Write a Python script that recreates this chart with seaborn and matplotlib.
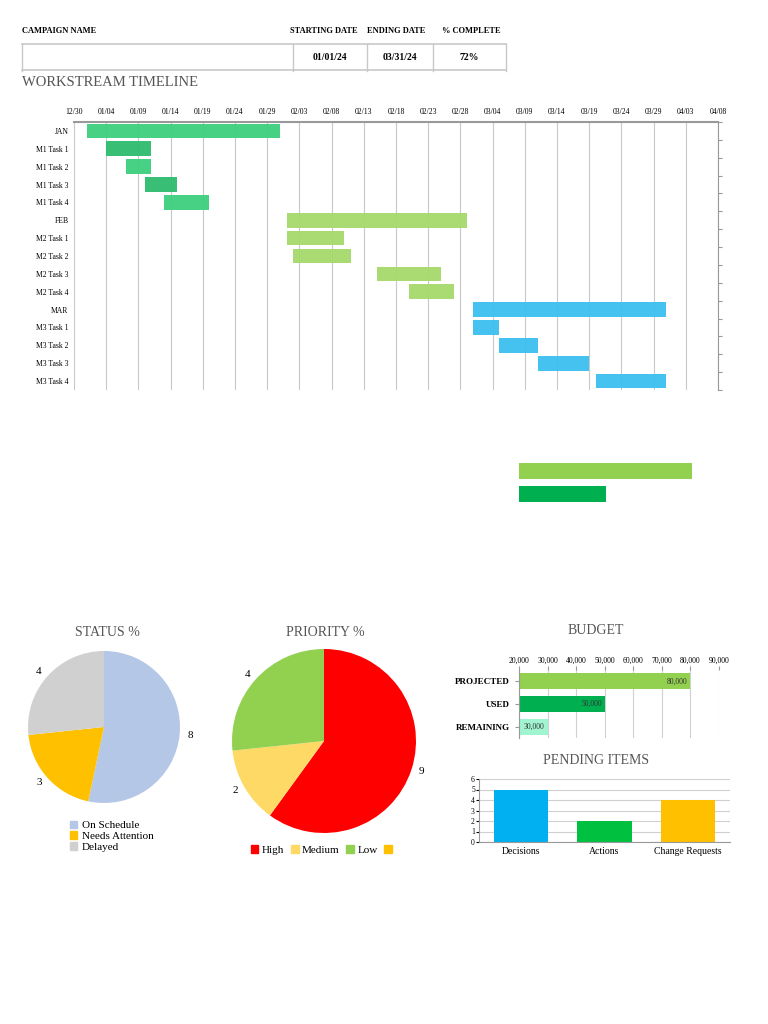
import matplotlib
matplotlib.use("Agg")
import matplotlib.pyplot as plt
import matplotlib.dates as mdates
import seaborn as sns
import pandas as pd
import numpy as np
from datetime import datetime

plt.rcParams["font.family"] = "Liberation Serif"

header_labels = ["CAMPAIGN NAME", "STARTING DATE", "ENDING DATE", "% COMPLETE"]
header_values = ["", "01/01/24", "03/31/24", "72%"]

tasks = ["JAN", "M1 Task 1", "M1 Task 2", "M1 Task 3", "M1 Task 4",
         "FEB", "M2 Task 1", "M2 Task 2", "M2 Task 3", "M2 Task 4",
         "MAR", "M3 Task 1", "M3 Task 2", "M3 Task 3", "M3 Task 4"]
starts = ["2024-01-01", "2024-01-04", "2024-01-07", "2024-01-10", "2024-01-13",
          "2024-02-01", "2024-02-01", "2024-02-02", "2024-02-15", "2024-02-20",
          "2024-03-01", "2024-03-01", "2024-03-05", "2024-03-11", "2024-03-20"]
ends = ["2024-01-31", "2024-01-11", "2024-01-11", "2024-01-15", "2024-01-20",
        "2024-02-29", "2024-02-10", "2024-02-11", "2024-02-25", "2024-02-27",
        "2024-03-31", "2024-03-05", "2024-03-11", "2024-03-19", "2024-03-31"]
task_colors = ["#3ccf7e", "#2dbb6e", "#3ccf7e", "#2dbb6e", "#3ccf7e",
               "#a6d96a", "#a6d96a", "#a6d96a", "#a6d96a", "#a6d96a",
               "#3bbff0", "#3bbff0", "#3bbff0", "#3bbff0", "#3bbff0"]

status_labels = ["On Schedule", "Needs Attention", "Delayed"]
status_values = [8, 3, 4]
status_colors = ["#b4c7e7", "#ffc000", "#d0d0d0"]

priority_labels = ["High", "Medium", "Low", ""]
priority_values = [9, 2, 4, 0]
priority_colors = ["#ff0000", "#ffd966", "#92d050", "#ffc000"]

budget_labels = ["PROJECTED", "USED", "REMAINING"]
budget_values = [80000, 50000, 30000]
budget_colors = ["#92d050", "#00b050", "#a0f5d0"]

pending_labels = ["Decisions", "Actions", "Change Requests"]
pending_values = [5, 2, 4]
pending_colors = ["#00b0f0", "#00c040", "#ffc000"]

W, H = 768, 1024
fig = plt.figure(figsize=(7.68, 10.24), dpi=100)

def rect(l, t, r, b):
    return [l / W, 1 - b / H, (r - l) / W, (b - t) / H]

def fx(x): return x / W
def fy(y): return 1 - y / H

# header
for txt, x in zip(header_labels, [22, 290, 367, 442]):
    fig.text(fx(x), fy(31), txt, fontsize=6, fontweight="bold", va="center")
lc = "#c8c8c8"
fig.add_artist(plt.Line2D([fx(22), fx(506)], [fy(44), fy(44)], color=lc, lw=1.2))
fig.add_artist(plt.Line2D([fx(22), fx(506)], [fy(70), fy(70)], color=lc, lw=1.2))
for x in [22, 293, 367, 433, 506]:
    fig.add_artist(plt.Line2D([fx(x), fx(x)], [fy(44), fy(71)], color=lc, lw=1))
for txt, x in zip(header_values[1:], [330, 400, 469]):
    fig.text(fx(x), fy(57), txt, fontsize=7, fontweight="bold", ha="center", va="center")
fig.text(fx(22), fy(82), "WORKSTREAM TIMELINE", fontsize=10.5, color="#555555", va="center")

# gantt
ax = fig.add_axes(rect(74, 122, 718, 390))
s = pd.to_datetime(starts)
e = pd.to_datetime(ends)
y = np.arange(len(tasks))
ax.barh(y, mdates.date2num(e) - mdates.date2num(s), left=mdates.date2num(s),
        color=task_colors, height=0.82, alpha=0.95)
x0 = mdates.date2num(datetime(2023, 12, 30))
ticks = [x0 + 5 * i for i in range(21)]
ax.set_xlim(ticks[0], ticks[-1])
ax.set_xticks(ticks)
ax.xaxis.set_major_formatter(mdates.DateFormatter("%m/%d"))
ax.xaxis.tick_top()
ax.set_ylim(len(tasks) - 0.5, -0.5)
ax.set_yticks(y)
ax.set_yticklabels(tasks)
ax.tick_params(axis="both", labelsize=5.5, length=0, pad=4)
ax.grid(axis="x", color="#c8c8c8", lw=0.8)
ax.set_axisbelow(True)
for sp in ["left", "bottom"]:
    ax.spines[sp].set_visible(False)
ax.spines["top"].set_color("#999999")
ax.spines["top"].set_linewidth(1.5)
ax.spines["right"].set_color("#999999")
ax2 = ax.twinx()
ax2.set_ylim(ax.get_ylim())
ax2.set_yticks(np.arange(-0.5, len(tasks), 1))
ax2.set_yticklabels([])
ax2.tick_params(axis="y", length=3, color="#999999")
for sp in ax2.spines.values():
    sp.set_visible(False)

# floating budget bars
axf = fig.add_axes(rect(519, 460, 719, 505))
axf.barh([0, 1], budget_values[:2], color=budget_colors[:2], height=0.72)
axf.set_xlim(20000, 20000 + 60000 * 200 / 173)
axf.set_ylim(1.5, -0.5)
axf.axis("off")

# status pie
axs = fig.add_axes(rect(28, 651, 180, 803))
axs.pie(status_values, colors=status_colors, startangle=90, counterclock=False,
        labels=[str(v) for v in status_values], labeldistance=1.1,
        textprops={"fontsize": 8})
axs.set_xlim(-1, 1); axs.set_ylim(-1, 1)
fig.text(fx(107), fy(632), "STATUS %", fontsize=10, color="#555555", ha="center", va="center")
hs = [plt.Rectangle((0, 0), 1, 1, color=c) for c in status_colors]
fig.legend(hs, status_labels, loc="upper left", bbox_to_anchor=(fx(64), fy(815)),
           frameon=False, fontsize=8, handlelength=0.7, handleheight=0.7,
           labelspacing=0.1, handletextpad=0.4, borderpad=0)

# priority pie
axp = fig.add_axes(rect(232, 649, 416, 833))
axp.pie(priority_values, colors=priority_colors, startangle=90, counterclock=False,
        labels=[str(v) if v else "" for v in priority_values], labeldistance=1.08,
        textprops={"fontsize": 8})
axp.set_xlim(-1, 1); axp.set_ylim(-1, 1)
fig.text(fx(325), fy(632), "PRIORITY %", fontsize=10, color="#555555", ha="center", va="center")
hp = [plt.Rectangle((0, 0), 1, 1, color=c) for c in priority_colors]
fig.legend(hp, priority_labels, loc="center", bbox_to_anchor=(fx(323), fy(850)),
           frameon=False, fontsize=8, ncol=4, handlelength=0.7, handleheight=0.7,
           columnspacing=0.6, handletextpad=0.3, borderpad=0)

# budget
axb = fig.add_axes(rect(519, 670, 719, 738))
bdf = pd.DataFrame({"label": budget_labels, "value": budget_values})
sns.barplot(data=bdf, y="label", x="value", hue="label", palette=budget_colors,
            legend=False, ax=axb, width=0.72, saturation=1)
axb.set_xlim(20000, 90000)
axb.set_xticks(range(20000, 90001, 10000))
axb.set_xticklabels([f"{v:,}" for v in range(20000, 90001, 10000)])
axb.xaxis.tick_top()
axb.set_xlabel(""); axb.set_ylabel("")
axb.tick_params(axis="x", labelsize=5.5, length=3, color="#999999", pad=1)
axb.tick_params(axis="y", labelsize=6.5, length=3, color="#999999")
for t in axb.get_yticklabels():
    t.set_fontweight("bold")
axb.grid(axis="x", color="#d0d0d0", lw=0.8)
axb.set_axisbelow(True)
for sp in ["top", "right", "bottom"]:
    axb.spines[sp].set_visible(False)
axb.spines["left"].set_color("#999999")
for i, v in enumerate(budget_values):
    axb.text(v - 1000, i, f"{v:,}", ha="right", va="center", fontsize=5.5, color="#333333")
fig.text(fx(596), fy(630), "BUDGET", fontsize=10, color="#555555", ha="center", va="center")

# pending
axq = fig.add_axes(rect(479, 779, 730, 842))
pdf = pd.DataFrame({"label": pending_labels, "value": pending_values})
sns.barplot(data=pdf, x="label", y="value", hue="label", palette=pending_colors,
            legend=False, ax=axq, width=0.65, saturation=1)
axq.set_ylim(0, 6)
axq.set_yticks(range(7))
axq.set_xlabel(""); axq.set_ylabel("")
axq.tick_params(axis="y", labelsize=5.5, length=2, pad=1)
axq.tick_params(axis="x", labelsize=7, length=0)
axq.grid(axis="y", color="#d0d0d0", lw=0.8)
axq.set_axisbelow(True)
for sp in ["top", "right"]:
    axq.spines[sp].set_visible(False)
for sp in ["left", "bottom"]:
    axq.spines[sp].set_color("#999999")
fig.text(fx(596), fy(761), "PENDING ITEMS", fontsize=10, color="#555555", ha="center", va="center")

fig.savefig("out.png", dpi=100, facecolor="white")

→ Task to complete
Please repeat exactly the data above from its first line to the line that contains "fig = plt.figure(figsize=(7.68, 10.24), dpi=100)", inclusive, and leave every picture out.

→ Full output
Write a Python script that recreates this chart with seaborn and matplotlib.
import matplotlib
matplotlib.use("Agg")
import matplotlib.pyplot as plt
import matplotlib.dates as mdates
import seaborn as sns
import pandas as pd
import numpy as np
from datetime import datetime

plt.rcParams["font.family"] = "Liberation Serif"

header_labels = ["CAMPAIGN NAME", "STARTING DATE", "ENDING DATE", "% COMPLETE"]
header_values = ["", "01/01/24", "03/31/24", "72%"]

tasks = ["JAN", "M1 Task 1", "M1 Task 2", "M1 Task 3", "M1 Task 4",
         "FEB", "M2 Task 1", "M2 Task 2", "M2 Task 3", "M2 Task 4",
         "MAR", "M3 Task 1", "M3 Task 2", "M3 Task 3", "M3 Task 4"]
starts = ["2024-01-01", "2024-01-04", "2024-01-07", "2024-01-10", "2024-01-13",
          "2024-02-01", "2024-02-01", "2024-02-02", "2024-02-15", "2024-02-20",
          "2024-03-01", "2024-03-01", "2024-03-05", "2024-03-11", "2024-03-20"]
ends = ["2024-01-31", "2024-01-11", "2024-01-11", "2024-01-15", "2024-01-20",
        "2024-02-29", "2024-02-10", "2024-02-11", "2024-02-25", "2024-02-27",
        "2024-03-31", "2024-03-05", "2024-03-11", "2024-03-19", "2024-03-31"]
task_colors = ["#3ccf7e", "#2dbb6e", "#3ccf7e", "#2dbb6e", "#3ccf7e",
               "#a6d96a", "#a6d96a", "#a6d96a", "#a6d96a", "#a6d96a",
               "#3bbff0", "#3bbff0", "#3bbff0", "#3bbff0", "#3bbff0"]

status_labels = ["On Schedule", "Needs Attention", "Delayed"]
status_values = [8, 3, 4]
status_colors = ["#b4c7e7", "#ffc000", "#d0d0d0"]

priority_labels = ["High", "Medium", "Low", ""]
priority_values = [9, 2, 4, 0]
priority_colors = ["#ff0000", "#ffd966", "#92d050", "#ffc000"]

budget_labels = ["PROJECTED", "USED", "REMAINING"]
budget_values = [80000, 50000, 30000]
budget_colors = ["#92d050", "#00b050", "#a0f5d0"]

pending_labels = ["Decisions", "Actions", "Change Requests"]
pending_values = [5, 2, 4]
pending_colors = ["#00b0f0", "#00c040", "#ffc000"]

W, H = 768, 1024
fig = plt.figure(figsize=(7.68, 10.24), dpi=100)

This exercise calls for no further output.